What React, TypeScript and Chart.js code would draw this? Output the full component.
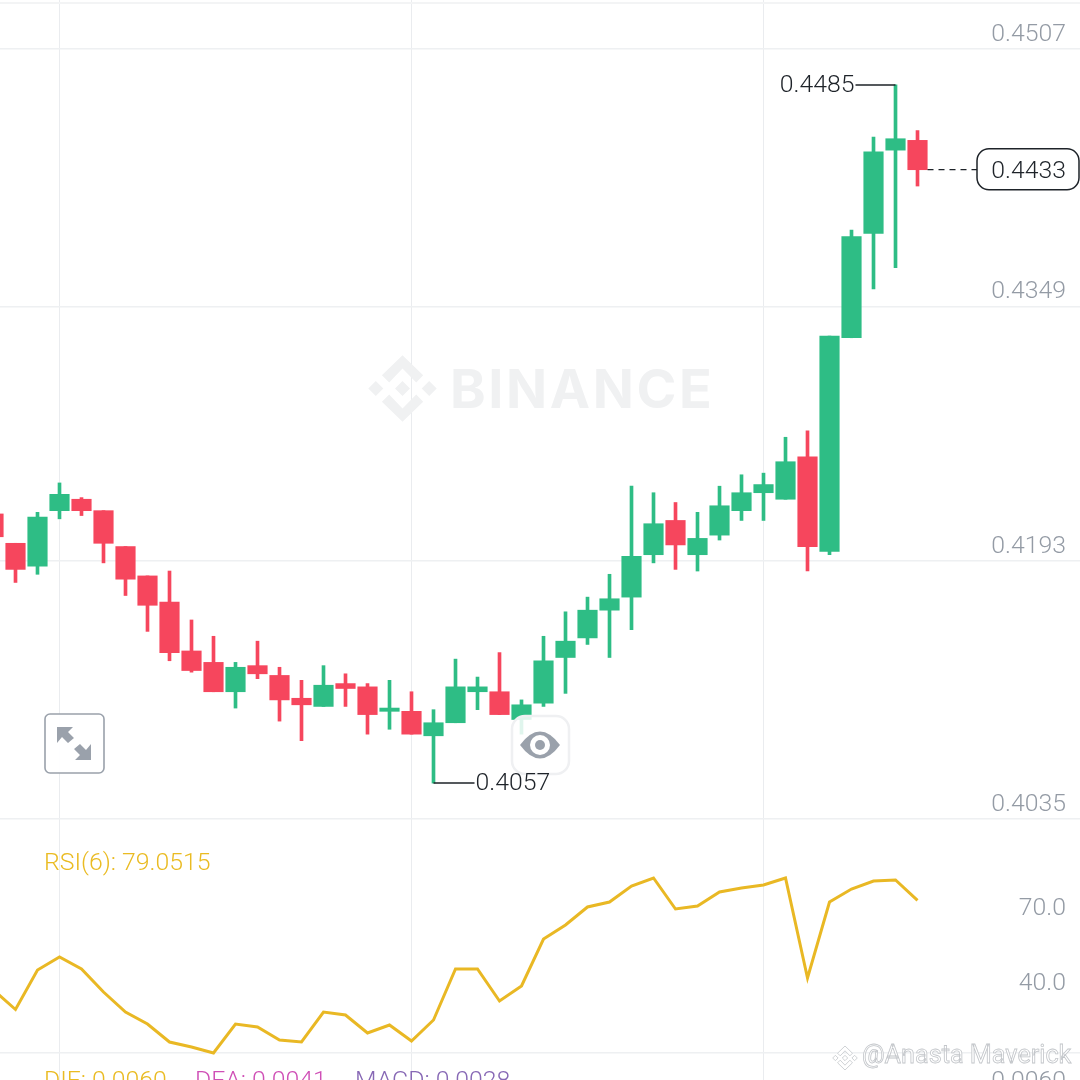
import React, { useEffect, useRef } from "react";
import { Chart, registerables } from "chart.js";

Chart.register(...registerables);

const opens = [
  0.4222, 0.4204, 0.4190, 0.4224, 0.4231, 0.4224, 0.4202, 0.4184, 0.4168, 0.4138, 0.4131,
  0.4113, 0.4129, 0.4123, 0.4109, 0.4104, 0.4118, 0.4116, 0.4101, 0.4101, 0.4086, 0.4094,
  0.4113, 0.4113, 0.4096, 0.4106, 0.4134, 0.4146, 0.4163, 0.4171, 0.4197, 0.4218, 0.4197,
  0.4209, 0.4224, 0.4235, 0.4231, 0.4257, 0.4199, 0.4330, 0.4394, 0.4445, 0.4451,
];
const highs = [
  0.4225, 0.4204, 0.4223, 0.4241, 0.4232, 0.4224, 0.4202, 0.4184, 0.4187, 0.4157, 0.4147,
  0.4131, 0.4144, 0.4128, 0.4120, 0.4129, 0.4124, 0.4118, 0.4120, 0.4113, 0.4102, 0.4133,
  0.4122, 0.4137, 0.4108, 0.4147, 0.4162, 0.4171, 0.4185, 0.4239, 0.4235, 0.4229, 0.4223,
  0.4239, 0.4246, 0.4247, 0.4269, 0.4273, 0.4331, 0.4396, 0.4453, 0.4485, 0.4457,
];
const lows = [
  0.4205, 0.4180, 0.4185, 0.4219, 0.4221, 0.4192, 0.4172, 0.4150, 0.4132, 0.4125, 0.4113,
  0.4103, 0.4121, 0.4095, 0.4083, 0.4104, 0.4104, 0.4087, 0.4090, 0.4087, 0.4057, 0.4094,
  0.4102, 0.4099, 0.4087, 0.4104, 0.4112, 0.4142, 0.4134, 0.4151, 0.4192, 0.4188, 0.4187,
  0.4206, 0.4218, 0.4218, 0.4231, 0.4187, 0.4197, 0.4330, 0.4360, 0.4373, 0.4423,
];
const closes = [
  0.4208, 0.4188, 0.4220, 0.4234, 0.4224, 0.4204, 0.4182, 0.4166, 0.4137, 0.4126, 0.4113,
  0.4128, 0.4124, 0.4108, 0.4105, 0.4117, 0.4115, 0.4099, 0.4103, 0.4087, 0.4094, 0.4116,
  0.4116, 0.4099, 0.4105, 0.4132, 0.4144, 0.4163, 0.4170, 0.4196, 0.4216, 0.4203, 0.4207,
  0.4227, 0.4235, 0.4240, 0.4254, 0.4202, 0.4331, 0.4392, 0.4444, 0.4452, 0.4433,
];
const rsi = [
  43.2, 35.4, 51.2, 56.4, 51.6, 42.4, 34.4, 29.6, 22.4, 20.4, 18.0, 29.6, 28.4, 23.2, 22.4,
  34.4, 33.2, 26.0, 29.2, 22.8, 31.2, 51.6, 51.6, 38.8, 44.8, 63.6, 69.2, 76.4, 78.4, 84.8,
  88.0, 75.6, 76.8, 82.4, 84.0, 85.2, 88.0, 48.0, 78.4, 83.6, 86.8, 87.2, 79.05,
];

const priceTicks = [0.4507, 0.4349, 0.4193, 0.4035];
const rsiTicks = [70, 40, 18];
const gridCandles = [3, 19, 35];

const GREEN = "#2ebd85";
const RED = "#f6465d";
const GRID = "#eef0f2";
const MUTED = "#949ba5";
const INK = "#1e2329";
const FONT = "Roboto, sans-serif";

const isUp = (i: number) => closes[i] >= opens[i];
const candleColors = opens.map((_, i) => (isUp(i) ? GREEN : RED));

// the axes sit on top of the plot, they must not eat any room from it
const flatAxis = (axis: any) => {
  axis.width = axis.isHorizontal() ? axis.width : 0;
  axis.height = axis.isHorizontal() ? 0 : axis.height;
  axis.paddingTop = 0;
  axis.paddingBottom = 0;
  axis.paddingLeft = 0;
  axis.paddingRight = 0;
};

// binance mark, unit coords around its centre
function logoPath(ctx: any, cx: number, cy: number, s: number) {
  const poly = (pts: number[][]) => {
    ctx.moveTo(cx + pts[0][0] * s, cy + pts[0][1] * s);
    pts.slice(1).forEach((p) => ctx.lineTo(cx + p[0] * s, cy + p[1] * s));
    ctx.closePath();
  };
  const diamond = (dx: number) =>
    poly([[dx - 7.5, 0], [dx, -7.5], [dx + 7.5, 0], [dx, 7.5]]);
  ctx.beginPath();
  diamond(-26.7);
  diamond(0);
  diamond(26.7);
  [1, -1].forEach((d) =>
    poly([
      [0, -33.3 * d],
      [20.7, -13.3 * d],
      [13.7, -6 * d],
      [0, -20 * d],
      [-13.3, -6 * d],
      [-20.6, -13.3 * d],
    ])
  );
}

function roundBox(ctx: any, x: number, y: number, w: number, h: number, r: number) {
  ctx.beginPath();
  ctx.roundRect(x, y, w, h, r);
}

const underlay = {
  id: "underlay",
  beforeDatasetsDraw(chart: any) {
    const { ctx } = chart;
    ctx.save();
    ctx.fillStyle = "#f3f4f5";
    ctx.fillRect(0, 2, 1080, 2);
    logoPath(ctx, 402.5, 388.5, 1);
    ctx.fillStyle = "#f0f1f2";
    ctx.fill();
    ctx.font = `700 54px Inter, ${FONT}`;
    ctx.letterSpacing = "2.6px";
    ctx.textBaseline = "alphabetic";
    ctx.textAlign = "left";
    ctx.fillText("BINANCE", 450, 408);
    ctx.restore();
  },
};

const overlay = {
  id: "overlay",
  afterDatasetsDraw(chart: any) {
    const { ctx, scales } = chart;
    const px = scales.x;
    const py = scales.yPrice;
    const last = opens.length - 1;
    ctx.save();
    ctx.textBaseline = "middle";
    ctx.font = `300 24.8px ${FONT}`;

    // high / low callouts
    const hi = Math.max(...highs);
    const lo = Math.min(...lows);
    const hiX = px.getPixelForValue(highs.indexOf(hi));
    const loX = px.getPixelForValue(lows.indexOf(lo));
    ctx.strokeStyle = INK;
    ctx.lineWidth = 1.5;
    ctx.beginPath();
    ctx.moveTo(hiX, py.getPixelForValue(hi));
    ctx.lineTo(hiX - 40, py.getPixelForValue(hi));
    ctx.moveTo(loX, py.getPixelForValue(lo));
    ctx.lineTo(loX + 41, py.getPixelForValue(lo));
    ctx.stroke();
    ctx.fillStyle = INK;
    ctx.textAlign = "right";
    ctx.fillText(hi.toFixed(4), hiX - 41, py.getPixelForValue(hi) + 0.5);

    // last price tag
    const lastY = py.getPixelForValue(closes[last]);
    ctx.lineWidth = 1.2;
    ctx.setLineDash([6, 5]);
    ctx.beginPath();
    ctx.moveTo(px.getPixelForValue(last) + 10, lastY);
    ctx.lineTo(977, lastY);
    ctx.stroke();
    ctx.setLineDash([]);
    roundBox(ctx, 977, lastY - 21, 102, 41, 12);
    ctx.fillStyle = "#fff";
    ctx.fill();
    ctx.lineWidth = 1.5;
    ctx.stroke();
    ctx.fillStyle = INK;
    ctx.textAlign = "right";
    ctx.fillText(closes[last].toFixed(4), 1066, lastY + 2);

    // indicator headers
    ctx.textAlign = "left";
    ctx.fillStyle = "#eabb22";
    ctx.fillText("RSI(6): 79.0515", 44, 863.5);
    ctx.fillText("DIF: 0.0060", 44, 1082);
    ctx.fillStyle = "#cf4fb6";
    ctx.fillText("DEA: 0.0041", 195, 1082);
    ctx.fillStyle = "#8768b5";
    ctx.fillText("MACD: 0.0028", 355, 1082);
    ctx.fillStyle = MUTED;
    ctx.textAlign = "right";
    ctx.fillText("0.0060", 1066, 1082);

    // expand button
    roundBox(ctx, 45, 714, 59, 59, 5);
    ctx.fillStyle = "rgba(255,255,255,0.95)";
    ctx.fill();
    ctx.strokeStyle = "#9aa1ab";
    ctx.lineWidth = 1.6;
    ctx.stroke();
    ctx.fillStyle = "#9aa1ab";
    ctx.beginPath();
    ctx.moveTo(57, 727);
    ctx.lineTo(73, 727);
    ctx.lineTo(68, 732);
    ctx.lineTo(74, 738);
    ctx.lineTo(68, 743);
    ctx.lineTo(62, 737);
    ctx.lineTo(57, 743);
    ctx.closePath();
    ctx.moveTo(91, 760);
    ctx.lineTo(75, 760);
    ctx.lineTo(80, 755);
    ctx.lineTo(74, 749);
    ctx.lineTo(80, 744);
    ctx.lineTo(86, 750);
    ctx.lineTo(91, 744);
    ctx.closePath();
    ctx.fill();

    // eye button
    roundBox(ctx, 512, 716, 57, 58, 13);
    ctx.fillStyle = "rgba(255,255,255,0.85)";
    ctx.fill();
    ctx.strokeStyle = "#eff0f2";
    ctx.lineWidth = 2.5;
    ctx.stroke();
    ctx.fillStyle = "#9aa1ab";
    ctx.beginPath();
    ctx.moveTo(520, 745);
    ctx.quadraticCurveTo(540, 718, 560, 745);
    ctx.quadraticCurveTo(540, 772, 520, 745);
    ctx.fill();
    ctx.fillStyle = "#fff";
    ctx.beginPath();
    ctx.arc(540, 745, 10, 0, Math.PI * 2);
    ctx.fill();
    ctx.fillStyle = "#9aa1ab";
    ctx.beginPath();
    ctx.arc(540, 745, 5, 0, Math.PI * 2);
    ctx.fill();

    // low label goes over the button, as in the app
    ctx.fillStyle = INK;
    ctx.textAlign = "left";
    ctx.fillText(lo.toFixed(4), loX + 42, py.getPixelForValue(lo) + 1);

    // author stamp
    ctx.lineWidth = 0.8;
    ctx.strokeStyle = "#c3c6ca";
    logoPath(ctx, 845, 1058, 0.36);
    ctx.fillStyle = "#fff";
    ctx.fill();
    ctx.stroke();
    ctx.textAlign = "left";
    ctx.font = `400 25.2px ${FONT}`;
    ctx.fillText("@Anasta Maverick", 862, 1057);
    ctx.strokeText("@Anasta Maverick", 862, 1057);
    ctx.restore();
  },
};

export default function App() {
  const canvasRef: any = useRef(null);

  useEffect(() => {
    const slots = opens.map((_, i) => i);
    const chart = new Chart(canvasRef.current, {
      type: "bar",
      data: {
        datasets: [
          {
            type: "bar",
            yAxisID: "yPrice",
            data: slots.map((i) => ({ x: i, y: [lows[i], highs[i]] })),
            backgroundColor: candleColors,
            barThickness: 3,
            grouped: false,
            order: 2,
          },
          {
            type: "bar",
            yAxisID: "yPrice",
            data: slots.map((i) => ({ x: i, y: [opens[i], closes[i]] })),
            backgroundColor: candleColors,
            barThickness: 19.5,
            grouped: false,
            order: 1,
          },
          {
            type: "line",
            yAxisID: "yRsi",
            data: slots.map((i) => ({ x: i, y: rsi[i] })),
            borderColor: "#e9b824",
            borderWidth: 3,
            pointRadius: 0,
            tension: 0,
            order: 0,
          },
        ],
      } as any,
      options: {
        responsive: false,
        animation: false,
        layout: { padding: 0 },
        plugins: { legend: { display: false }, tooltip: { enabled: false } },
        scales: {
          x: {
            type: "linear",
            offset: false,
            min: 0.2955,
            max: 49.386,
            border: { display: false },
            grid: { color: "#eaecef", lineWidth: 1, drawTicks: false, offset: false },
            ticks: { display: false, autoSkip: false },
            afterBuildTicks: (axis: any) => {
              axis.ticks = gridCandles.map((value) => ({ value }));
            },
            afterFit: flatAxis,
          },
          yPrice: {
            axis: "y",
            type: "linear",
            position: "right",
            min: 0.3875,
            max: 0.453704,
            border: { display: false },
            grid: { color: GRID, lineWidth: 1.5, drawTicks: false },
            ticks: {
              mirror: true,
              padding: -14,
              labelOffset: -14.5,
              autoSkip: false,
              color: MUTED,
              font: { family: FONT, size: 24.8, weight: "300" },
              callback: (v: any) => Number(v).toFixed(4),
            },
            afterBuildTicks: (axis: any) => {
              axis.ticks = priceTicks.map((value) => ({ value }));
            },
            afterFit: flatAxis,
          },
          yRsi: {
            axis: "y",
            type: "linear",
            position: "right",
            min: 7.2,
            max: 439.2,
            border: { display: false },
            grid: {
              color: (c: any) => (c.tick && c.tick.value === 18 ? GRID : "transparent"),
              lineWidth: 1.5,
              drawTicks: false,
            },
            ticks: {
              mirror: true,
              padding: -14,
              labelOffset: -14.5,
              autoSkip: false,
              color: MUTED,
              font: { family: FONT, size: 24.8, weight: "300" },
              callback: (v: any) => (Number(v) === 18 ? "" : Number(v).toFixed(1)),
            },
            afterBuildTicks: (axis: any) => {
              axis.ticks = rsiTicks.map((value) => ({ value }));
            },
            afterFit: flatAxis,
          },
        },
      } as any,
      plugins: [underlay, overlay],
    });

    return () => {
      chart.destroy();
    };
  }, []);

  return (
    <div style={{ position: "absolute", left: 0, top: 0, width: 1080, height: 1080, overflow: "hidden", background: "#fff" }}>
      <canvas ref={canvasRef} width={1080} height={1080} style={{ display: "block" }} />
    </div>
  );
}
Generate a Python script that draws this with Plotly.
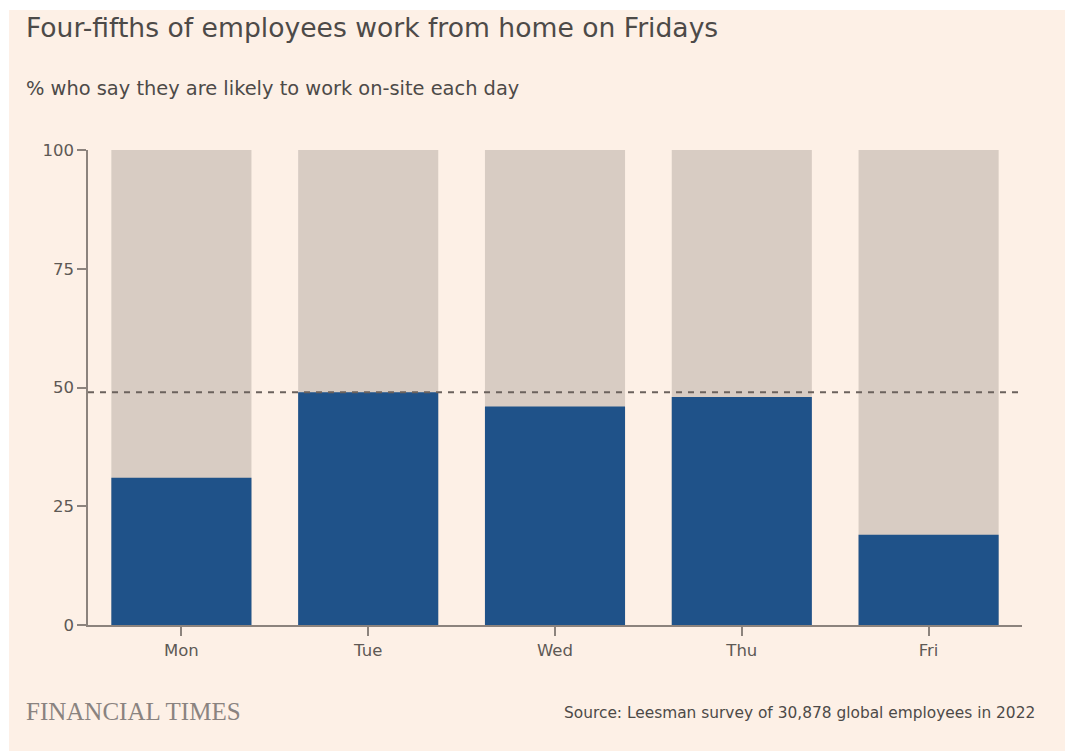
import plotly.graph_objects as go

# Data
days = ["Mon", "Tue", "Wed", "Thu", "Fri"]
onsite_pct = [31, 49, 46, 48, 19]
full_scale = [100, 100, 100, 100, 100]
reference_level = 49
y_ticks = [0, 25, 50, 75, 100]

PAPER = "#fdf0e6"
BLUE = "#1f5289"
GREY_BAR = "#d8ccc3"
TEXT = "#4d4a48"
TICK_TEXT = "#5e5955"
AXIS = "#8c837d"
SANS = "DejaVu Sans"

fig = go.Figure()

fig.add_trace(go.Bar(
    x=days, y=full_scale, marker=dict(color=GREY_BAR, line=dict(width=0)),
    width=0.75, hoverinfo="skip", showlegend=False,
))
fig.add_trace(go.Bar(
    x=days, y=onsite_pct, marker=dict(color=BLUE, line=dict(width=0)),
    width=0.75, showlegend=False,
))

L, R, T, B = 88, 42.5, 150, 126
W, H = 1065, 751
pw = W - L - R
ph = H - T - B


def px_x(px):
    return (px - L) / pw


def px_y(py):
    return (H - B - py) / ph


shapes = [
    # warm paper panel
    dict(type="rect", xref="paper", yref="paper",
         x0=px_x(9), x1=px_x(W + 5), y0=px_y(H + 5), y1=px_y(10),
         fillcolor=PAPER, line=dict(width=0), layer="below"),
    # reference level dashed line
    dict(type="line", xref="paper", yref="y",
         x0=0, x1=px_x(1020), y0=reference_level, y1=reference_level,
         line=dict(color="#6b625d", width=2.2, dash="6px,6px"), layer="above"),
]

annotations = [
    dict(text="Four-fifths of employees work from home on Fridays",
         xref="paper", yref="paper", x=px_x(24), y=px_y(28),
         xanchor="left", yanchor="middle", showarrow=False,
         font=dict(family=SANS, size=26.6, color=TEXT)),
    dict(text="% who say they are likely to work on-site each day",
         xref="paper", yref="paper", x=px_x(24), y=px_y(88),
         xanchor="left", yanchor="middle", showarrow=False,
         font=dict(family=SANS, size=19.4, color=TEXT)),
    dict(text="FINANCIAL TIMES",
         xref="paper", yref="paper", x=px_x(24), y=px_y(711),
         xanchor="left", yanchor="middle", showarrow=False,
         font=dict(family="Liberation Serif", size=25, color="#8a8380")),
    dict(text="Source: Leesman survey of 30,878 global employees in 2022",
         xref="paper", yref="paper", x=px_x(1038), y=px_y(713),
         xanchor="right", yanchor="middle", showarrow=False,
         font=dict(family=SANS, size=15.4, color=TEXT)),
]

fig.update_layout(
    width=W, height=H,
    margin=dict(l=L, r=R, t=T, b=B, pad=0),
    paper_bgcolor="white",
    plot_bgcolor="rgba(0,0,0,0)",
    barmode="overlay",
    shapes=shapes,
    annotations=annotations,
    xaxis=dict(
        range=[-0.5, 4.5], showgrid=False, zeroline=False,
        showline=True, linecolor=AXIS, linewidth=1.5,
        ticks="outside", ticklen=9, tickwidth=1.5, tickcolor=AXIS,
        tickfont=dict(family=SANS, size=16.5, color=TICK_TEXT),
        fixedrange=True,
    ),
    yaxis=dict(
        range=[0, 100], tickvals=y_ticks, showgrid=False, zeroline=False,
        showline=True, linecolor=AXIS, linewidth=1.5,
        ticks="outside", ticklen=9, tickwidth=1.5, tickcolor=AXIS,
        tickfont=dict(family=SANS, size=16.5, color=TICK_TEXT),
        fixedrange=True,
    ),
)

fig.write_html("out.html", config=dict(displayModeBar=False))
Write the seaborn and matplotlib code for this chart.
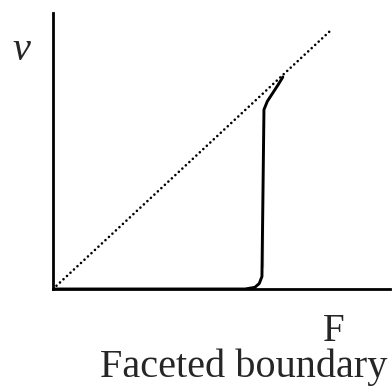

#### AIM
Copy the listing above exactly, but only from the line with "Generate a Python" through the line with "return (H - B - py) / ph", including those two lines and excluding any picture.

#### WORKED ANSWER
Generate a Python script that draws this with Plotly.
import plotly.graph_objects as go

# Data
days = ["Mon", "Tue", "Wed", "Thu", "Fri"]
onsite_pct = [31, 49, 46, 48, 19]
full_scale = [100, 100, 100, 100, 100]
reference_level = 49
y_ticks = [0, 25, 50, 75, 100]

PAPER = "#fdf0e6"
BLUE = "#1f5289"
GREY_BAR = "#d8ccc3"
TEXT = "#4d4a48"
TICK_TEXT = "#5e5955"
AXIS = "#8c837d"
SANS = "DejaVu Sans"

fig = go.Figure()

fig.add_trace(go.Bar(
    x=days, y=full_scale, marker=dict(color=GREY_BAR, line=dict(width=0)),
    width=0.75, hoverinfo="skip", showlegend=False,
))
fig.add_trace(go.Bar(
    x=days, y=onsite_pct, marker=dict(color=BLUE, line=dict(width=0)),
    width=0.75, showlegend=False,
))

L, R, T, B = 88, 42.5, 150, 126
W, H = 1065, 751
pw = W - L - R
ph = H - T - B


def px_x(px):
    return (px - L) / pw


def px_y(py):
    return (H - B - py) / ph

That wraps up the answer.